УДК 39(47=942.2)
ББК 63.5(2)
КАЛМЫКИ-СПЕЦПЕРЕСЕЛЕНЦЫ В СИБИРИ: ПРОБЛЕМЫ СОХРАНЕНИЯ ЭТНИЧЕСКОЙ ИДЕНТИЧНОСТИ В УСЛОВИЯХ ДЕПОРТАЦИИ
Е. Л. Зберовская
Кардинальные изменения советского общества во второй половине 1980-х гг. привели к трансформации общественного сознания, ломке стереотипов в отечественной науке. На волне обновления одной из наиболее популярных тем стало изучение сталинских репрессий. Не вызывает сомнений, что за прошедшие годы российские и зарубежные ученые, во многом благодаря «открытию» ранее засекреченных архивных материалов, значительно продвинулись в исследовании обозначенной проблематики.

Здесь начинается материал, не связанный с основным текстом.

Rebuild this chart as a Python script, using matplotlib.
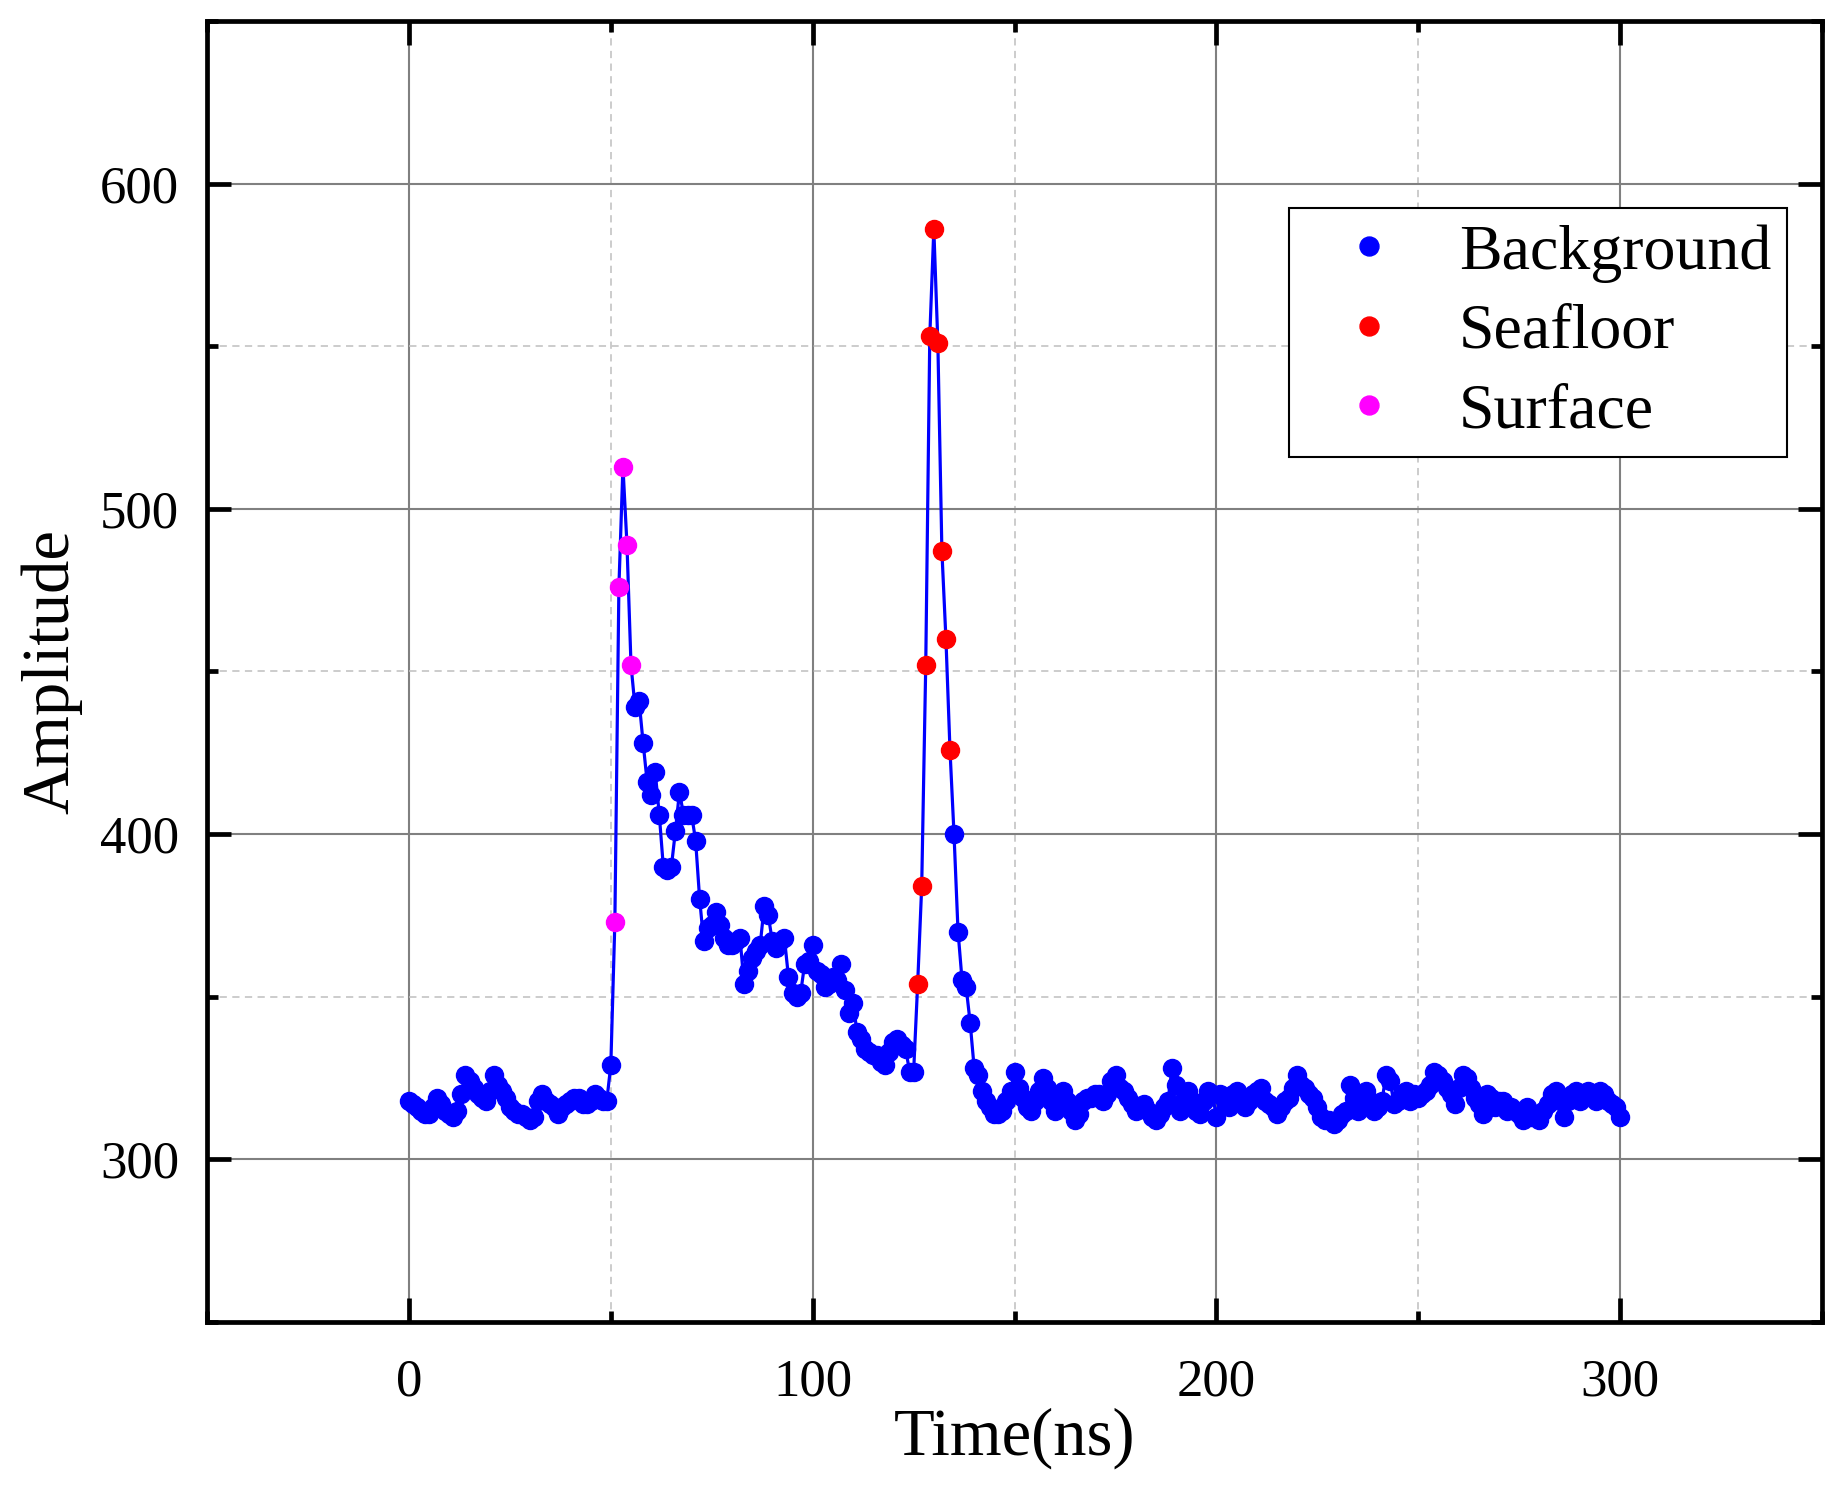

С 1990-х гг. изучение «раскулачивания» крестьян, «большого террора», принудительных переселений и других тем происходило не только в научных центрах, но и на региональном уровне, что значительно скорректировало и расширило представления о масштабах репрессивной политики в СССР в 1930 - начале 1950-х гг. Вместе с расширением географии исследований обозначилась проблема необходимости комплексного анализа изучаемых явлений, что обусловлено многоаспектностью их проявлений, многогранностью последствий. Например, для всестороннего рассмотрения феноменов этнических депортаций и спецпоселения, принципиально изменивших бытие высланных народов, изыскания историков должны быть дополнены культурологическим, социологическим, демографическим и другими видами анализа. Предлагаемая статья является попыткой такого междисциплинарного историко-культурологического исследования. Опираясь на нормативные документы и нарративные источники, автор рассматривает проблемы социокультурной адаптации калмыцких семей, депортированных в Сибирь, формы сохранения этнической идентичности и взаимодействия с инокультурным сообществом.
При осуществлении политики принудительных переселений в 1930 - начале 1950-х гг. Сибирь стала одним из главных регионов размещения разнообразных «спецконтингентов». В предвоенные и военные годы за Урал было направлено более 629 тыс. чел. (28,4 % всех спецпереселенцев в СССР), представлявших разные этносы, попавшие, по решению советского руководства, в число «неблагонадежных». Самыми многочисленными были польский, немецкий, калмыцкий, прибалтийский «контингенты», размещенные преимущественно в Западной и отчасти Восточной Сибири [Земсков 2003: 115,116].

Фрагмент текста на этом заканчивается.